Boy in John Cena shirt and girl with frizzy, curly hair staring at me in the office of the school.
Girl: We're half cousins.
They lead me to the classroom. I notice that we leave the school and are walking toward some kind of weird back entrance that doesn't look like where we are supposed to be.
Boy: We like going this way but lately they've been locking the doors.
The door is locked. The boy and the girl stand in front of the door for 30 seconds.
Me: Is there another way in?
Boy: Yeah, this way.
He leads me through doors that put us right where we were to begin with, and then to the classroom, which is just down the hall.
The teacher introduces me to the class, I tell them some things about myself. They introduce themselves to me. About half of them are shy and embarrassed, the other half outgoing and happy. One boy pumps his fist in the air and says the following: My name is Kevin. Yodelay-yi! Yodelay-yi! Yodelay-yi-hoo!
The whole class laughs, except for one surly young man with his arms crossed. He says: Yeah, he's funny. He's funny. He's funny. He's not funny.
Girl: He is too funny.
Boy: Shut up.
They discuss a short story they read the previous week. The teacher reads a passage describing a boy dressing for winter. When she reads the words "long underwear," the class explodes in laughter.
I like these kids.

Campus report: Current indie-rock fashion may be changing, if UT trends can be believed. I thought campus would be overrun with asexual anorexics in tight, ill-fitting, multi-colored clothes, sneering at everyone while sharing a single Ramen noodle. I've only seen two of these butt-nuts in 4 weeks. Oddly, everyone looks the same at the University of Texas as they did at the University of Nebraska 8 years ago, except that shoes are much more colorful, nobody wears flannel, and, of course, iPods are everywhere. Cell phones seem to be less omnipresent than I feared. Everyone carries one, but there's less constant chattering than there was the last time I ventured onto UT premises. That's a good sign. I'm still confused about how the craziest lunatics in town--I'm talking the craziest, the guys who can't figure out how to stop confusing Jesus with Mickey Rooney or stop talking to themselves or stop carrying around 68 plastic bags--can always seem to find a campus student union.

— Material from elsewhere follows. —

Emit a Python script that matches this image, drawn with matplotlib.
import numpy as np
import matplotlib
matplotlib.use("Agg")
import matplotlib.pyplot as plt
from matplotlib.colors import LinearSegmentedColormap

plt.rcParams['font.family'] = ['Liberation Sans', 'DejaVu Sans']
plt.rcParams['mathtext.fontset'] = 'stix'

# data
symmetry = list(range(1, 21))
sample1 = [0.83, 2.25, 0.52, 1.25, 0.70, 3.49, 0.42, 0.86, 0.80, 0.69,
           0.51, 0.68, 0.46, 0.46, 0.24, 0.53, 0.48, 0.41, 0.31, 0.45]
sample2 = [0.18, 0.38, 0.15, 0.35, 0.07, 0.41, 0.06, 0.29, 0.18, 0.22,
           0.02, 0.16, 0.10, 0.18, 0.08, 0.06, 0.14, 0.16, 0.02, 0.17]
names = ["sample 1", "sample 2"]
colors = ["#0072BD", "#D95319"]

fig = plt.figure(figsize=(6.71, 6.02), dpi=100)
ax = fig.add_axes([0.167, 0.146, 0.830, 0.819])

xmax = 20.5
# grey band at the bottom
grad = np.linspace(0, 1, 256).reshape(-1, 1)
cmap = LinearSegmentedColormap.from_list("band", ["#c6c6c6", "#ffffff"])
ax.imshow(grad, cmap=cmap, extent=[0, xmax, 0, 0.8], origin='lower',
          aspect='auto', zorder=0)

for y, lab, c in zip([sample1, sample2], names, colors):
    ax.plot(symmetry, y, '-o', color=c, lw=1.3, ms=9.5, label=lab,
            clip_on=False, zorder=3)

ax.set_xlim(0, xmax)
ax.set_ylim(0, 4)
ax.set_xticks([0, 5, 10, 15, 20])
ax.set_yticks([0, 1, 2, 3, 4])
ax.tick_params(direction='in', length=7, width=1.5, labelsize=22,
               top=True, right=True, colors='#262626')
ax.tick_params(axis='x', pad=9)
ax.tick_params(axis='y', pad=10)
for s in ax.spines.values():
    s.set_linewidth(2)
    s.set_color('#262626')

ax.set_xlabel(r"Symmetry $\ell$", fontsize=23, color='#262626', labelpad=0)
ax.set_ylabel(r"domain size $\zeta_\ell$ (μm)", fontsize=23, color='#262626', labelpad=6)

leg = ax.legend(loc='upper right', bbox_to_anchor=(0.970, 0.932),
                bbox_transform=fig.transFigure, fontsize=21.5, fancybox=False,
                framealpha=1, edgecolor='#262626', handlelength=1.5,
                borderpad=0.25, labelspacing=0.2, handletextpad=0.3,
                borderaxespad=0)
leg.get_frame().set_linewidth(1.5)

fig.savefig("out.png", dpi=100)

If you think bugs are crawling on your skin and your name is 56 Galactitroid, how the fuck do you get it together enough to find the food court at the student union of the university?

1 comment:

Anonymous said...

i could not pass a bio 101 class if my life depended on it. i think the cut-off for being able to cram a useless cacophony of shit into your cranium in any retrievable form is about 23. the last class i took at UNL was history 101 and even though i had managed a 3.95 up until that point, i had to take this exercise in knucklewalking pass/no pass to keep from getting a D. law school is the same thing. the first time around (age 25, so maybe my initial age calculations were off) studying for the exams was almost embarrassingly easy (i was able to stuff months worth of info in my head in a night and hold it in for the requisite 24 hours). the second time around (age 30) even studying for one class was a nightmare, mainly because i've lived enough life to know that there is no real reason to want to retain, even momentarily, a pile of disconnected minutiae. (which means that you start connecting it, just to rationalize the time your investing, which leads you quite far astray from what They are testing you on.)

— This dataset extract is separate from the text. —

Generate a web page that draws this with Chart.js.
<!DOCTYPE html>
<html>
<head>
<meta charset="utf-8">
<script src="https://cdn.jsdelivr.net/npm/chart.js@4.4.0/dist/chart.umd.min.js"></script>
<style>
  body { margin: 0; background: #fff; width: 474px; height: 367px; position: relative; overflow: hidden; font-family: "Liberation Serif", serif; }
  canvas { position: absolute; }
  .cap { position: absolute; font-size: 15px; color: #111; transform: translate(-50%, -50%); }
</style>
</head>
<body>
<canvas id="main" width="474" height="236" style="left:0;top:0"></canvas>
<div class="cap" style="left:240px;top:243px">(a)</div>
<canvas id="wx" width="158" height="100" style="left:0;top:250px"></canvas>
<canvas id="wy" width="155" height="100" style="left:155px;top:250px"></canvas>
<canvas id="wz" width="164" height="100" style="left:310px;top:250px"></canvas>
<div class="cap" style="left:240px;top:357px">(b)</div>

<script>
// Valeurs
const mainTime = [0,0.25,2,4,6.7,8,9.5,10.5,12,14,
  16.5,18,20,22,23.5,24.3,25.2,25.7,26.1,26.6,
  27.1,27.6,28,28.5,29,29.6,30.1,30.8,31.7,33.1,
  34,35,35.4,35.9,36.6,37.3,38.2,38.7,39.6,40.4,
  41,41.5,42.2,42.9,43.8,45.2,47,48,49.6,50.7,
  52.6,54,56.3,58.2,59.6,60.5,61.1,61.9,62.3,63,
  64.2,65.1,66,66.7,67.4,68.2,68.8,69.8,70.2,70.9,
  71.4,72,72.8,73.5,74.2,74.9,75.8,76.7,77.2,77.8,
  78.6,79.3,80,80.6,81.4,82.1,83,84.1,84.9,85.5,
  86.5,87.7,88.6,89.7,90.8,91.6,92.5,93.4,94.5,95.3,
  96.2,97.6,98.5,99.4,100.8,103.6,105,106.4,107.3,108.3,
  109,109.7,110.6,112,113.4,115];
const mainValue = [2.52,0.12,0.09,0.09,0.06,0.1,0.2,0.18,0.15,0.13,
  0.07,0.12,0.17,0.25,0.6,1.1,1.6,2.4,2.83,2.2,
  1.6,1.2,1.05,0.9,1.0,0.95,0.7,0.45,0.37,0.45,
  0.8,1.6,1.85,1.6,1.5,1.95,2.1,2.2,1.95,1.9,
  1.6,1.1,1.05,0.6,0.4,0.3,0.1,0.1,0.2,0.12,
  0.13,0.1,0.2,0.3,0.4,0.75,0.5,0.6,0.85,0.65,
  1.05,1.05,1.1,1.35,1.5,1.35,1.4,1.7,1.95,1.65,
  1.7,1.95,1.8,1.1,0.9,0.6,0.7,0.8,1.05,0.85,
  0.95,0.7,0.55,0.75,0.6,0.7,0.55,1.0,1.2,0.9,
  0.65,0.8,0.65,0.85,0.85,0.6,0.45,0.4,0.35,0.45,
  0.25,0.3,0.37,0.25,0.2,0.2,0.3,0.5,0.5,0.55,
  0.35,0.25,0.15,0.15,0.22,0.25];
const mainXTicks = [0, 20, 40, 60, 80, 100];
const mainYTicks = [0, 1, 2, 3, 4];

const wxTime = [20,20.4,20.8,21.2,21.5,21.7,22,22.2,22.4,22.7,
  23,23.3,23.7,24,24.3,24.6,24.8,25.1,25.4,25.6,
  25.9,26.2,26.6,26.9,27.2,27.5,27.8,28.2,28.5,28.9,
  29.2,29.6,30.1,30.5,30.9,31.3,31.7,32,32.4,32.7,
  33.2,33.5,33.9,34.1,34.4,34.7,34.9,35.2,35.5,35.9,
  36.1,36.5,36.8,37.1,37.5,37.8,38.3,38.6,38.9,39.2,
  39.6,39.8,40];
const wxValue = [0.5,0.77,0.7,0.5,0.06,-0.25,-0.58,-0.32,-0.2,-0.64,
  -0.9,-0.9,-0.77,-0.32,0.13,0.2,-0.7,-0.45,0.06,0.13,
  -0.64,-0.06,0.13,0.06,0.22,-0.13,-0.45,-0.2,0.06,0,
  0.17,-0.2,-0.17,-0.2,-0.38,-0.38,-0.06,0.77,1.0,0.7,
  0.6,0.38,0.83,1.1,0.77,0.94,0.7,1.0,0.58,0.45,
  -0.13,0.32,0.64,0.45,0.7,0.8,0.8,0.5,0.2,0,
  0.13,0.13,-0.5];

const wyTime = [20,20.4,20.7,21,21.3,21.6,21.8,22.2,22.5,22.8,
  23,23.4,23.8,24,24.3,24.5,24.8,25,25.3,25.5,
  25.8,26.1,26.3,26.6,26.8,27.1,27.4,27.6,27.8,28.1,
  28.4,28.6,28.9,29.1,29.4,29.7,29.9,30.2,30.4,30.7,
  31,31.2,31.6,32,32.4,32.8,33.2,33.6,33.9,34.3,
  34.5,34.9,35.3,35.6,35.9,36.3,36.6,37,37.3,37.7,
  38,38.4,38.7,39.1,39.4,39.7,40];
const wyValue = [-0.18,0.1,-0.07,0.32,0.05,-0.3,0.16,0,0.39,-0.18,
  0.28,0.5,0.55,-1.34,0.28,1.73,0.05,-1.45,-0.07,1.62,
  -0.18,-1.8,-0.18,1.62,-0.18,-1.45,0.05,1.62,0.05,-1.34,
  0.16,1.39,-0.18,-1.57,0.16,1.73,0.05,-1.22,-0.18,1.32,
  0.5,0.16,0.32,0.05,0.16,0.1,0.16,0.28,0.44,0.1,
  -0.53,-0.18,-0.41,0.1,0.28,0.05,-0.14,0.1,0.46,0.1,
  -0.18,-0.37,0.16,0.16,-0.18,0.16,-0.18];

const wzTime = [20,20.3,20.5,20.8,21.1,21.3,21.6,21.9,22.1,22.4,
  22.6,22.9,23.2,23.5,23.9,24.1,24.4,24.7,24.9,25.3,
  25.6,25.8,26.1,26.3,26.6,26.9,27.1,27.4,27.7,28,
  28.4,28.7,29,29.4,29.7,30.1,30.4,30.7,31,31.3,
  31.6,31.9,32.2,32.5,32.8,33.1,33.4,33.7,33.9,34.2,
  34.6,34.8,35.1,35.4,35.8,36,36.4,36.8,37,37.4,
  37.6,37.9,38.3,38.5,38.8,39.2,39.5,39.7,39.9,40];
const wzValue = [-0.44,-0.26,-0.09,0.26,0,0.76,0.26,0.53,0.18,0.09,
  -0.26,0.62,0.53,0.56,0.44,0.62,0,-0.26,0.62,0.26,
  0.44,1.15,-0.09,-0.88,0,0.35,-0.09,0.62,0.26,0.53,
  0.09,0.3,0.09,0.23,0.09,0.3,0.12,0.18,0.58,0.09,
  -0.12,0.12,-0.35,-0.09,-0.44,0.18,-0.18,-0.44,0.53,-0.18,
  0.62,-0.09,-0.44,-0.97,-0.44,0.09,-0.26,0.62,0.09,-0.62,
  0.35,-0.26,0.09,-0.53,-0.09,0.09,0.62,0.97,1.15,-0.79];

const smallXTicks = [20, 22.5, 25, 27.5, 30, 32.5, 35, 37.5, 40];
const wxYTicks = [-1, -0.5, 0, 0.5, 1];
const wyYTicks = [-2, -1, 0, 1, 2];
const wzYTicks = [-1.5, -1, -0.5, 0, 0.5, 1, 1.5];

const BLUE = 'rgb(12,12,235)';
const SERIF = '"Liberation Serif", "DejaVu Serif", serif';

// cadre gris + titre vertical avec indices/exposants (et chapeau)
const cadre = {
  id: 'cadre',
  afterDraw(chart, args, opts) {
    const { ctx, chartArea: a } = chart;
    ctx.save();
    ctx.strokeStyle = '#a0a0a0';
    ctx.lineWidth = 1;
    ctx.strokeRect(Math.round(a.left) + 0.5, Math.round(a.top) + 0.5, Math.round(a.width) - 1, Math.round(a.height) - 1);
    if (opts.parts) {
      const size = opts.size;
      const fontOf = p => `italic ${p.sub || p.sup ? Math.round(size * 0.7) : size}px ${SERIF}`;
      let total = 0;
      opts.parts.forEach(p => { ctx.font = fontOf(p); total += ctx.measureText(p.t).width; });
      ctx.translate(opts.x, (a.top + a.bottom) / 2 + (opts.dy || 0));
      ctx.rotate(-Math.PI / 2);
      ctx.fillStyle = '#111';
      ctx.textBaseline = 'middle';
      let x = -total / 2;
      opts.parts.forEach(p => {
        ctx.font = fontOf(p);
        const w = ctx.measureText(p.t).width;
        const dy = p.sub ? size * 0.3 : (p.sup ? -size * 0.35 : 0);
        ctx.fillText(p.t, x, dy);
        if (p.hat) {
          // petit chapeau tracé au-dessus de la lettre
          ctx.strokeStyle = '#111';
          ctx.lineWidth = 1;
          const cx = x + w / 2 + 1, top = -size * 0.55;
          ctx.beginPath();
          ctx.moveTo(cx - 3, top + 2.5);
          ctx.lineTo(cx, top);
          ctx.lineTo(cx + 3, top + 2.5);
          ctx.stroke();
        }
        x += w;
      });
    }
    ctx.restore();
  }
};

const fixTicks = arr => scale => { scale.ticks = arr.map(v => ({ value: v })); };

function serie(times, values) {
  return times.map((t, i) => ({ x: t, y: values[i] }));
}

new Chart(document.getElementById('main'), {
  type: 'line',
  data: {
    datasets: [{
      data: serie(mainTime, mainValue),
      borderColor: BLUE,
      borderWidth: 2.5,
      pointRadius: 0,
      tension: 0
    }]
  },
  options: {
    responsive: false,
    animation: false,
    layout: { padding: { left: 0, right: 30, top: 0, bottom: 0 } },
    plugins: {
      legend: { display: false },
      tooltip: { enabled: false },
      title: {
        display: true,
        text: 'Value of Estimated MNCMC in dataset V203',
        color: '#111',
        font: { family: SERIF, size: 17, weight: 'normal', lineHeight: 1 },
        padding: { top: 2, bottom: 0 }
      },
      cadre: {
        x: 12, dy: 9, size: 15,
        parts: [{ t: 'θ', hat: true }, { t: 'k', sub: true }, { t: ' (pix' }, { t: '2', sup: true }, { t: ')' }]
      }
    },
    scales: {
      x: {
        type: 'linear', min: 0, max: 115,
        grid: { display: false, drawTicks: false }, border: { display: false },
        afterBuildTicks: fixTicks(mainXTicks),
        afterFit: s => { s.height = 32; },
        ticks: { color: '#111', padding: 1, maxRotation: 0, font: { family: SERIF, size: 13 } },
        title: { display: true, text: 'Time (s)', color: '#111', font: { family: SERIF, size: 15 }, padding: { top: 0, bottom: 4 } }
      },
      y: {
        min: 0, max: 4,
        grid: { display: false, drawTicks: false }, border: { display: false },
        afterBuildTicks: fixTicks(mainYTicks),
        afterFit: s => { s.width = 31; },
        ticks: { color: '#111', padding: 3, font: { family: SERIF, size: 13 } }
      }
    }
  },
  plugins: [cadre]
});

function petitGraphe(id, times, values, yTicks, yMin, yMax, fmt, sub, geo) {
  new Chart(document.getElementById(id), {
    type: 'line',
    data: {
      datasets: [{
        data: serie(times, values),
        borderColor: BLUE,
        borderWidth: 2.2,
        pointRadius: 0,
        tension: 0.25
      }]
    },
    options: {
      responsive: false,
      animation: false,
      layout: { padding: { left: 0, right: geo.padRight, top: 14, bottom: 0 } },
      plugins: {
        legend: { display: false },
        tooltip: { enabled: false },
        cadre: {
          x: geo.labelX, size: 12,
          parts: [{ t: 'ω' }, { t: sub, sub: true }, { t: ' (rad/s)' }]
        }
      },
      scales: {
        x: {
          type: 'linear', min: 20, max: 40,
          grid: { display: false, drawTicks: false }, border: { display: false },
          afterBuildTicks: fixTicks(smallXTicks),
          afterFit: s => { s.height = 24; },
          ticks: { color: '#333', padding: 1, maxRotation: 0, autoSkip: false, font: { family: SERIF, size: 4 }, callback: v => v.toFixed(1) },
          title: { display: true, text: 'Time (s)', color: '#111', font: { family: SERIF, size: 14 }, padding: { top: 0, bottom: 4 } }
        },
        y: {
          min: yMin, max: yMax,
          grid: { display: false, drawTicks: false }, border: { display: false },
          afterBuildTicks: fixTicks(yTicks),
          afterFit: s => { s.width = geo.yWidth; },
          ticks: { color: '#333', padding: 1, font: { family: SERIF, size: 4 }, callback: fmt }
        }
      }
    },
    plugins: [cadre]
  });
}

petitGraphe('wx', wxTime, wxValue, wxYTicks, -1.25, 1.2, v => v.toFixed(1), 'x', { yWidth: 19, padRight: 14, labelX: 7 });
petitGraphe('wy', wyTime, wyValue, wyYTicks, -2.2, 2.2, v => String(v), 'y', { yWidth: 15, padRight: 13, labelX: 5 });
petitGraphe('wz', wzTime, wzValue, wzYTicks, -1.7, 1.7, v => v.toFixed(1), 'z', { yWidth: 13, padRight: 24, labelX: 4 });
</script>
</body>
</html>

i guess what i'm saying is: don't get too frustrated. for anyone who has acquired a modicum of wisdom, or even genuine intellectual curiosity, the back to school gig would be an intellectual contortion bound to produce ginormous amounts of brain-heart-nut ache. which is the sort of depressing, but maybe not too depressing, part of general undergraduate education in general: it's purpose is just to try to catalyze in students--in mass-quantities, in a quasi-Fordist/fast-foodist way--some desire to want to know something about anything. but once you have that, going back through the process is likely to give your mind, or at least your spirit, a knee-weakening case of the bends. and then if your not careful, you'll split yourself open and shit yourself sideways. and that, my brother from another mother, will truly hurt. and smell. bad.